Truth in Lending Act (TILA) Violation
Regarding the TILA claim, the court emphasized that borrowers must exercise their right to rescind a transaction within three days unless specific disclosures are not made, which would extend the period to three years. Asafo-Adjei purportedly issued a Notice of Rescission on October 9, 2008, which was more than three years after his mortgage transaction in August 2005. The court noted that even if he had alleged a failure to provide required disclosures, the claim was still time-barred due to the late notice. Furthermore, the court suggested that the nature of the credit transaction indicated it was primarily for business purposes, which would exclude it from TILA's consumer protections.
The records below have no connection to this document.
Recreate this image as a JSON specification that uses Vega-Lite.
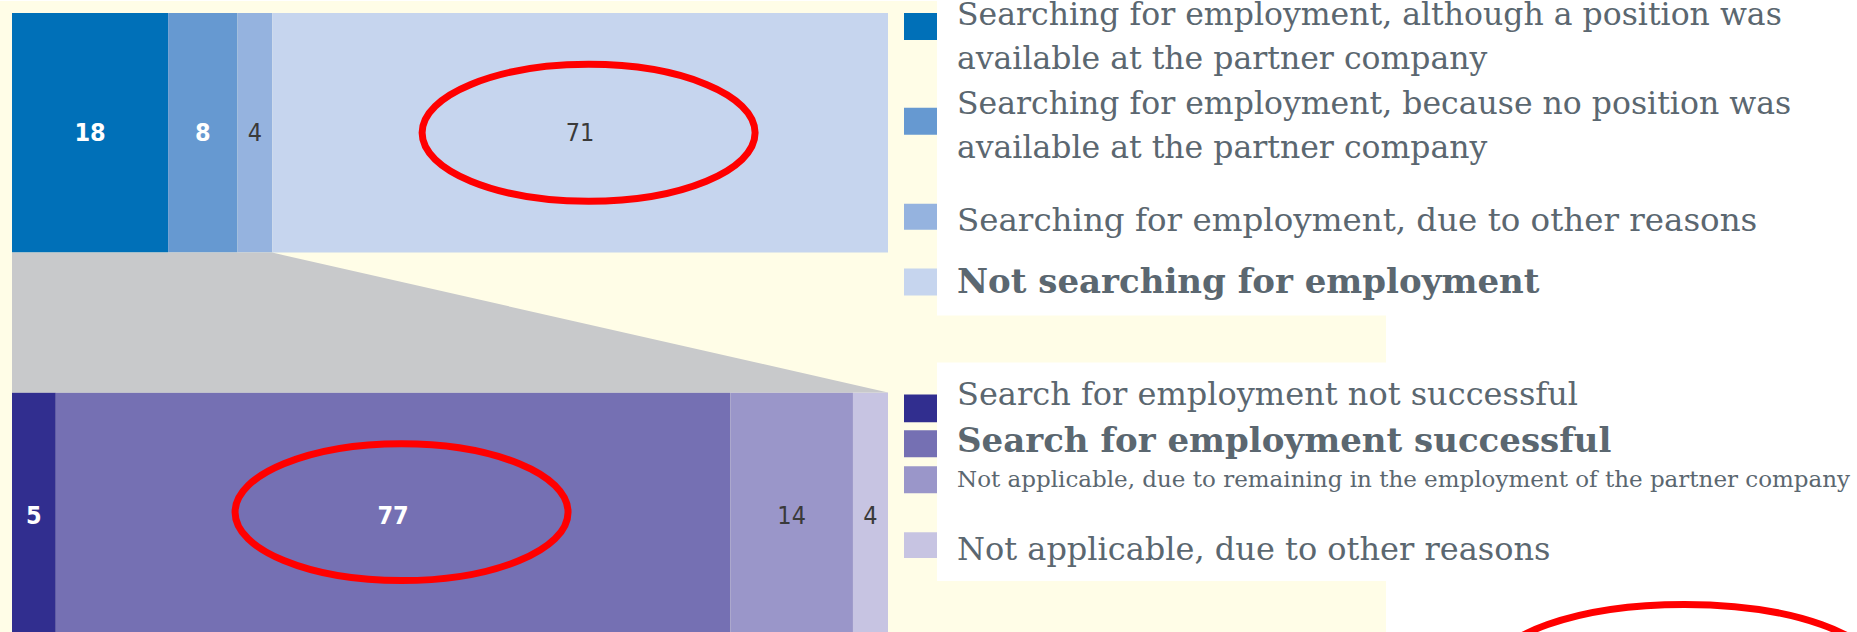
{
  "$schema": "https://vega.github.io/schema/vega-lite/v6.json",
  "width": 1857,
  "height": 632,
  "autosize": {"type": "fit", "contains": "padding"},
  "padding": 0,
  "background": "#ffffff",
  "config": {
    "view": {"stroke": null},
    "axis": {"disable": true},
    "legend": {"disable": true}
  },
  "resolve": {"scale": {"y": "independent"}},
  "layer": [
    {
      "layer": [
        {
          "data": {"values": [{"region": "chart background"}]},
          "mark": {"type": "rect", "color": "#fffde7"},
          "encoding": {
            "x": {"datum": -0.013699, "type": "quantitative", "scale": {"domain": [-0.013699, 2.106164], "nice": false, "zero": false}},
            "x2": {"datum": 1.56849},
            "y": {"datum": 0, "type": "quantitative", "scale": {"domain": [0, 100], "reverse": true, "nice": false, "zero": false}},
            "y2": {"datum": 100}
          }
        },
        {
          "data": {"values": [{"region": "status legend box"}]},
          "mark": {"type": "rect", "color": "#ffffff"},
          "encoding": {
            "x": {"datum": 1.055936},
            "x2": {"datum": 2.106164},
            "y": {"datum": 0},
            "y2": {"datum": 49.8418}
          }
        },
        {
          "data": {"values": [{"region": "outcome legend box"}]},
          "mark": {"type": "rect", "color": "#ffffff"},
          "encoding": {
            "x": {"datum": 1.055936},
            "x2": {"datum": 2.106164},
            "y": {"datum": 57.2785},
            "y2": {"datum": 91.9304}
          }
        }
      ]
    },
    {
      "data": {
        "values": [
          {"bar": "Searching status", "category": "Searching for employment, although a position was\navailable at the partner company", "value": 18, "order": 1},
          {"bar": "Searching status", "category": "Searching for employment, because no position was\navailable at the partner company", "value": 8, "order": 2},
          {"bar": "Searching status", "category": "Searching for employment, due to other reasons", "value": 4, "order": 3},
          {"bar": "Searching status", "category": "Not searching for employment", "value": 71, "order": 4},
          {"bar": "Search outcome", "category": "Search for employment not successful", "value": 5, "order": 1},
          {"bar": "Search outcome", "category": "Search for employment successful", "value": 77, "order": 2},
          {"bar": "Search outcome", "category": "Not applicable, due to remaining in the employment of the partner company", "value": 14, "order": 3},
          {"bar": "Search outcome", "category": "Not applicable, due to other reasons", "value": 4, "order": 4}
        ]
      },
      "layer": [
        {
          "mark": {"type": "bar"},
          "encoding": {
            "x": {"field": "value", "type": "quantitative", "stack": "normalize", "scale": {"domain": [-0.013699, 2.106164], "nice": false, "zero": false}},
            "y": {"field": "bar", "type": "nominal", "sort": null, "scale": {"domain": ["Searching status", "Search outcome"], "paddingInner": 0.368421, "paddingOuter": 0.0157895, "align": 1, "round": false}},
            "order": {"field": "order", "type": "quantitative"},
            "color": {
              "field": "category",
              "type": "nominal",
              "legend": null,
              "scale": {
                "domain": [
                  "Searching for employment, although a position was\navailable at the partner company",
                  "Searching for employment, because no position was\navailable at the partner company",
                  "Searching for employment, due to other reasons",
                  "Not searching for employment",
                  "Search for employment not successful",
                  "Search for employment successful",
                  "Not applicable, due to remaining in the employment of the partner company",
                  "Not applicable, due to other reasons"
                ],
                "range": ["#0070b8", "#6699d1", "#95b3df", "#c6d5ee", "#312e8f", "#7570b3", "#9a96c9", "#c7c4e2"]
              }
            }
          }
        },
        {
          "transform": [{"filter": "datum.bar === 'Searching status'"}],
          "mark": {"type": "text", "font": "Liberation Sans Narrow, DejaVu Sans Condensed, Roboto, sans-serif", "fontSize": 25, "fontWeight": "bold", "color": "#ffffff", "baseline": "middle", "align": "center", "dy": 0, "clip": true},
          "encoding": {
            "x": {"field": "value", "type": "quantitative", "stack": "normalize", "bandPosition": 0.5},
            "y": {"field": "bar", "type": "nominal", "sort": null},
            "detail": {"field": "category"},
            "order": {"field": "order", "type": "quantitative"},
            "text": {"field": "value", "type": "quantitative"},
            "opacity": {"condition": {"test": "datum.order <= 2", "value": 1}, "value": 0}
          }
        },
        {
          "transform": [{"filter": "datum.bar === 'Searching status'"}],
          "mark": {"type": "text", "font": "Liberation Sans Narrow, DejaVu Sans Condensed, Roboto, sans-serif", "fontSize": 25, "color": "#3a3a3a", "baseline": "middle", "align": "center", "dy": 0, "clip": true},
          "encoding": {
            "x": {"field": "value", "type": "quantitative", "stack": "normalize", "bandPosition": 0.5},
            "y": {"field": "bar", "type": "nominal", "sort": null},
            "detail": {"field": "category"},
            "order": {"field": "order", "type": "quantitative"},
            "text": {"field": "value", "type": "quantitative"},
            "opacity": {"condition": {"test": "datum.order > 2", "value": 1}, "value": 0}
          }
        },
        {
          "transform": [{"filter": "datum.bar === 'Search outcome'"}],
          "mark": {"type": "text", "font": "Liberation Sans Narrow, DejaVu Sans Condensed, Roboto, sans-serif", "fontSize": 25, "fontWeight": "bold", "color": "#ffffff", "baseline": "middle", "align": "center", "dy": 4, "clip": true},
          "encoding": {
            "x": {"field": "value", "type": "quantitative", "stack": "normalize", "bandPosition": 0.5},
            "y": {"field": "bar", "type": "nominal", "sort": null},
            "detail": {"field": "category"},
            "order": {"field": "order", "type": "quantitative"},
            "text": {"field": "value", "type": "quantitative"},
            "opacity": {"condition": {"test": "datum.order <= 2", "value": 1}, "value": 0}
          }
        },
        {
          "transform": [{"filter": "datum.bar === 'Search outcome'"}],
          "mark": {"type": "text", "font": "Liberation Sans Narrow, DejaVu Sans Condensed, Roboto, sans-serif", "fontSize": 25, "color": "#3a3a3a", "baseline": "middle", "align": "center", "dy": 4, "clip": true},
          "encoding": {
            "x": {"field": "value", "type": "quantitative", "stack": "normalize", "bandPosition": 0.5},
            "y": {"field": "bar", "type": "nominal", "sort": null},
            "detail": {"field": "category"},
            "order": {"field": "order", "type": "quantitative"},
            "text": {"field": "value", "type": "quantitative"},
            "opacity": {"condition": {"test": "datum.order > 2", "value": 1}, "value": 0}
          }
        },
        {
          "mark": {
            "type": "point",
            "shape": "M-1,0C-1,-0.227,-0.5523,-0.411,0,-0.411C0.5523,-0.411,1,-0.227,1,0C1,0.227,0.5523,0.411,0,0.411C-0.5523,0.411,-1,0.227,-1,0Z",
            "size": 110889,
            "filled": false,
            "color": "#ff0000",
            "strokeWidth": 7,
            "opacity": 1,
            "xOffset": 8.5,
            "clip": true
          },
          "encoding": {
            "x": {"field": "value", "type": "quantitative", "stack": "normalize", "bandPosition": 0.5},
            "y": {"field": "bar", "type": "nominal", "sort": null},
            "detail": {"field": "category"},
            "order": {"field": "order", "type": "quantitative"},
            "strokeOpacity": {"condition": {"test": "(datum.bar === 'Searching status' && datum.order === 4) || (datum.bar === 'Search outcome' && datum.order === 2)", "value": 1}, "value": 0}
          }
        }
      ]
    },
    {
      "data": {"values": [{"bar": "Searching status", "share": 0.29703}, {"bar": "Search outcome", "share": 1}]},
      "mark": {"type": "area", "color": "#c8c9cb", "orient": "horizontal"},
      "encoding": {
        "y": {"field": "share", "type": "quantitative", "scale": {"domain": [-0.96832, 2.20509], "reverse": true, "nice": false, "zero": false}},
        "x": {"field": "share", "type": "quantitative", "stack": null, "scale": {"domain": [-0.013699, 2.106164], "nice": false, "zero": false}},
        "x2": {"datum": 0}
      }
    },
    {
      "data": {
        "values": [
          {"bar": "Searching status", "category": "Searching for employment, although a position was\navailable at the partner company", "value": 18, "order": 1},
          {"bar": "Searching status", "category": "Searching for employment, because no position was\navailable at the partner company", "value": 8, "order": 2},
          {"bar": "Searching status", "category": "Searching for employment, due to other reasons", "value": 4, "order": 3},
          {"bar": "Searching status", "category": "Not searching for employment", "value": 71, "order": 4},
          {"bar": "Search outcome", "category": "Search for employment not successful", "value": 5, "order": 1},
          {"bar": "Search outcome", "category": "Search for employment successful", "value": 77, "order": 2},
          {"bar": "Search outcome", "category": "Not applicable, due to remaining in the employment of the partner company", "value": 14, "order": 3},
          {"bar": "Search outcome", "category": "Not applicable, due to other reasons", "value": 4, "order": 4}
        ]
      },
      "layer": [
        {
          "transform": [{"filter": "datum.bar === 'Searching status' && datum.order === 1"}],
          "mark": {"type": "rect"},
          "encoding": {
            "x": {"datum": 1.018265, "type": "quantitative", "scale": {"domain": [-0.013699, 2.106164], "nice": false, "zero": false}},
            "x2": {"datum": 1.055936},
            "y": {"datum": 1.8987, "type": "quantitative", "scale": {"domain": [0, 100], "reverse": true, "nice": false, "zero": false}},
            "y2": {"datum": 6.1709},
            "color": {"field": "category", "type": "nominal", "legend": null}
          }
        },
        {
          "transform": [{"filter": "datum.bar === 'Searching status' && datum.order === 2"}],
          "mark": {"type": "rect"},
          "encoding": {"x": {"datum": 1.018265}, "x2": {"datum": 1.055936}, "y": {"datum": 16.9304}, "y2": {"datum": 21.2025}, "color": {"field": "category", "type": "nominal", "legend": null}}
        },
        {
          "transform": [{"filter": "datum.bar === 'Searching status' && datum.order === 3"}],
          "mark": {"type": "rect"},
          "encoding": {"x": {"datum": 1.018265}, "x2": {"datum": 1.055936}, "y": {"datum": 32.1203}, "y2": {"datum": 36.2342}, "color": {"field": "category", "type": "nominal", "legend": null}}
        },
        {
          "transform": [{"filter": "datum.bar === 'Searching status' && datum.order === 4"}],
          "mark": {"type": "rect"},
          "encoding": {"x": {"datum": 1.018265}, "x2": {"datum": 1.055936}, "y": {"datum": 42.4051}, "y2": {"datum": 46.6772}, "color": {"field": "category", "type": "nominal", "legend": null}}
        },
        {
          "transform": [{"filter": "datum.bar === 'Search outcome' && datum.order === 1"}],
          "mark": {"type": "rect"},
          "encoding": {"x": {"datum": 1.018265}, "x2": {"datum": 1.055936}, "y": {"datum": 62.3418}, "y2": {"datum": 66.7722}, "color": {"field": "category", "type": "nominal", "legend": null}}
        },
        {
          "transform": [{"filter": "datum.bar === 'Search outcome' && datum.order === 2"}],
          "mark": {"type": "rect"},
          "encoding": {"x": {"datum": 1.018265}, "x2": {"datum": 1.055936}, "y": {"datum": 68.038}, "y2": {"datum": 72.3101}, "color": {"field": "category", "type": "nominal", "legend": null}}
        },
        {
          "transform": [{"filter": "datum.bar === 'Search outcome' && datum.order === 3"}],
          "mark": {"type": "rect"},
          "encoding": {"x": {"datum": 1.018265}, "x2": {"datum": 1.055936}, "y": {"datum": 73.7342}, "y2": {"datum": 78.0063}, "color": {"field": "category", "type": "nominal", "legend": null}}
        },
        {
          "transform": [{"filter": "datum.bar === 'Search outcome' && datum.order === 4"}],
          "mark": {"type": "rect"},
          "encoding": {"x": {"datum": 1.018265}, "x2": {"datum": 1.055936}, "y": {"datum": 84.1772}, "y2": {"datum": 88.2911}, "color": {"field": "category", "type": "nominal", "legend": null}}
        },
        {
          "transform": [{"filter": "datum.bar === 'Searching status' && datum.order === 1"}],
          "mark": {"type": "text", "align": "left", "baseline": "alphabetic", "font": "DejaVu Serif", "fontSize": 31.5, "lineHeight": 44, "lineBreak": "\n", "color": "#5b6770"},
          "encoding": {"x": {"datum": 1.078767}, "y": {"datum": 3.7975}, "text": {"field": "category"}}
        },
        {
          "transform": [{"filter": "datum.bar === 'Searching status' && datum.order === 2"}],
          "mark": {"type": "text", "align": "left", "baseline": "alphabetic", "font": "DejaVu Serif", "fontSize": 31.5, "lineHeight": 44, "lineBreak": "\n", "color": "#5b6770"},
          "encoding": {"x": {"datum": 1.078767}, "y": {"datum": 17.8797}, "text": {"field": "category"}}
        },
        {
          "transform": [{"filter": "datum.bar === 'Searching status' && datum.order === 3"}],
          "mark": {"type": "text", "align": "left", "baseline": "alphabetic", "font": "DejaVu Serif", "fontSize": 32.5, "color": "#5b6770"},
          "encoding": {"x": {"datum": 1.078767}, "y": {"datum": 36.3924}, "text": {"field": "category"}}
        },
        {
          "transform": [{"filter": "datum.bar === 'Searching status' && datum.order === 4"}],
          "mark": {"type": "text", "align": "left", "baseline": "alphabetic", "font": "DejaVu Serif", "fontSize": 34, "fontWeight": "bold", "color": "#5b6770"},
          "encoding": {"x": {"datum": 1.078767}, "y": {"datum": 46.2025}, "text": {"field": "category"}}
        },
        {
          "transform": [{"filter": "datum.bar === 'Search outcome' && datum.order === 1"}],
          "mark": {"type": "text", "align": "left", "baseline": "alphabetic", "font": "DejaVu Serif", "fontSize": 32, "color": "#5b6770"},
          "encoding": {"x": {"datum": 1.078767}, "y": {"datum": 64.0823}, "text": {"field": "category"}}
        },
        {
          "transform": [{"filter": "datum.bar === 'Search outcome' && datum.order === 2"}],
          "mark": {"type": "text", "align": "left", "baseline": "alphabetic", "font": "DejaVu Serif", "fontSize": 34, "fontWeight": "bold", "color": "#5b6770"},
          "encoding": {"x": {"datum": 1.078767}, "y": {"datum": 71.519}, "text": {"field": "category"}}
        },
        {
          "transform": [{"filter": "datum.bar === 'Search outcome' && datum.order === 3"}],
          "mark": {"type": "text", "align": "left", "baseline": "alphabetic", "font": "DejaVu Serif", "fontSize": 23, "color": "#5b6770"},
          "encoding": {"x": {"datum": 1.078767}, "y": {"datum": 77.057}, "text": {"field": "category"}}
        },
        {
          "transform": [{"filter": "datum.bar === 'Search outcome' && datum.order === 4"}],
          "mark": {"type": "text", "align": "left", "baseline": "alphabetic", "font": "DejaVu Serif", "fontSize": 32, "color": "#5b6770"},
          "encoding": {"x": {"datum": 1.078767}, "y": {"datum": 88.6076}, "text": {"field": "category"}}
        },
        {
          "data": {"values": [{"annotation": "highlight"}]},
          "mark": {
            "type": "point",
            "shape": "M-1,0C-1,-0.1955,-0.5523,-0.354,0,-0.354C0.5523,-0.354,1,-0.1955,1,0C1,0.1955,0.5523,0.354,0,0.354C-0.5523,0.354,-1,0.1955,-1,0Z",
            "size": 149769,
            "filled": false,
            "color": "#ff0000",
            "strokeWidth": 7,
            "opacity": 1,
            "clip": true
          },
          "encoding": {
            "x": {"datum": 1.90925},
            "y": {"datum": 106.4873}
          }
        }
      ]
    }
  ]
}
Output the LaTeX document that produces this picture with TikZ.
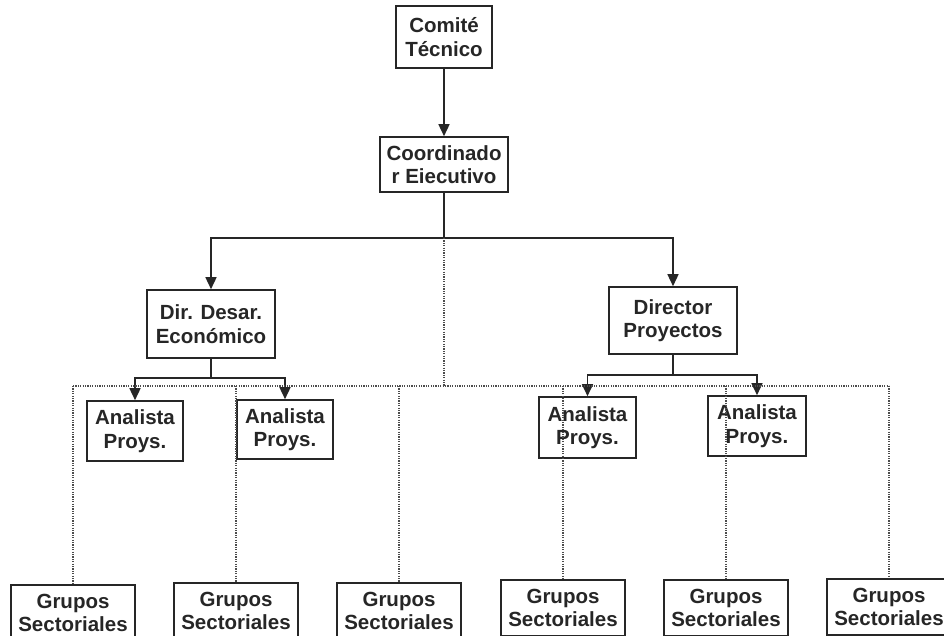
\documentclass[tikz,border=0pt]{standalone}
\usepackage{fontspec}
\setmainfont{Liberation Sans}
\usetikzlibrary{arrows.meta}
\begin{document}
\begin{tikzpicture}[x=1pt,y=-1pt,
  box/.style={draw=black!85,line width=1.6pt,rectangle,align=center,inner sep=0pt,
    font=\fontsize{20.5}{23.5}\selectfont\bfseries,text=black!85},
  conn/.style={draw=black!85,line width=1.5pt},
  arr/.style={conn,-{Triangle[width=11pt,length=12pt]}},
  dots/.style={draw=black!70,line width=1.2pt,dash pattern=on 1.2pt off 1.2pt}]
\useasboundingbox (0,0) rectangle (944,636);
\clip (0,0) rectangle (944,636);
\fill[white] (0,0) rectangle (944,636);
% top
\node[box,minimum width=96pt,minimum height=62pt] (ct) at (444,37) {Comité\\Técnico};
\node[box,minimum width=128pt,minimum height=55pt] (ce) at (444,164.5) {Coordinado\\r Eiecutivo};
\node[box,minimum width=128pt,minimum height=68pt] (dde) at (211,324) {Dir. Desar.\\Económico};
\node[box,minimum width=128pt,minimum height=67pt] (dp) at (673,320.5) {Director\\Proyectos};
\node[box,minimum width=96pt,minimum height=60pt] (a1) at (135,431) {Analista\\Proys.};
\node[box,minimum width=96pt,minimum height=59pt] (a2) at (285,429.5) {Analista\\Proys.};
\node[box,minimum width=97pt,minimum height=61pt] (a3) at (587.5,427.5) {Analista\\Proys.};
\node[box,minimum width=98pt,minimum height=60pt] (a4) at (757,426) {Analista\\Proys.};
% bottom
\foreach \n/\x/\y in {g1/73/584,g2/236/582,g3/399/582,g4/563/579,g5/726/579,g6/889/578}{
  \node[box,anchor=north,minimum width=124pt,minimum height=56pt] (\n) at (\x,\y)
    {Grupos\\Sectoriales};
}
% solid connectors
\coordinate (j1) at (444,238);
\coordinate (j2) at (211,378);
\coordinate (j3) at (673,375);
\coordinate (hl) at (0,386);
\draw[arr] (ct) -- (ce);
\draw[conn] (ce) -- (j1);
\draw[arr] (j1) -| (dde);
\draw[arr] (j1) -| (dp);
\draw[conn] (dde) -- (j2);
\draw[arr] (j2) -| (a1);
\draw[arr] (j2) -| (a2);
\draw[conn] (dp) -- (j3);
\draw[arr] (j3) -| (a3);
\draw[arr] (j3) -| (a4);
% dotted connectors
\draw[dots] (j1) -- (j1 |- hl);
\draw[dots] (g1.north |- hl) -- (g6.north |- hl);
\foreach \n in {g1,g2,g3,g4,g5,g6}{
  \draw[dots] (\n.north |- hl) -- (\n.north);
}
\end{tikzpicture}
\end{document}
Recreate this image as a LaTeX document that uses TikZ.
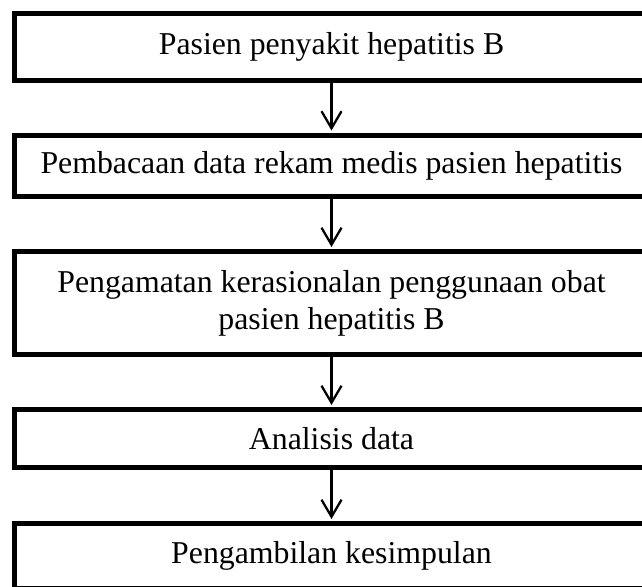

As a result, Asafo-Adjei's TILA claims were dismissed with prejudice.
Fair Credit Reporting Act (FCRA) Claim
The court evaluated the FCRA claim and found it insufficiently pled, as it was based on a single vague sentence in the complaint alleging that Homecomings caused damage to Asafo-Adjei's credit without providing any factual support. The court highlighted that the allegations failed to meet the minimum pleading standards established by the Iqbal decision, which requires a reasonable inference of misconduct based on factual content. The lack of specifics regarding how Homecomings allegedly furnished inaccurate information to credit reporting agencies rendered the claim inadequate. Therefore, the court dismissed the FCRA claim, emphasizing the necessity of detailed factual allegations to support claims under the statute.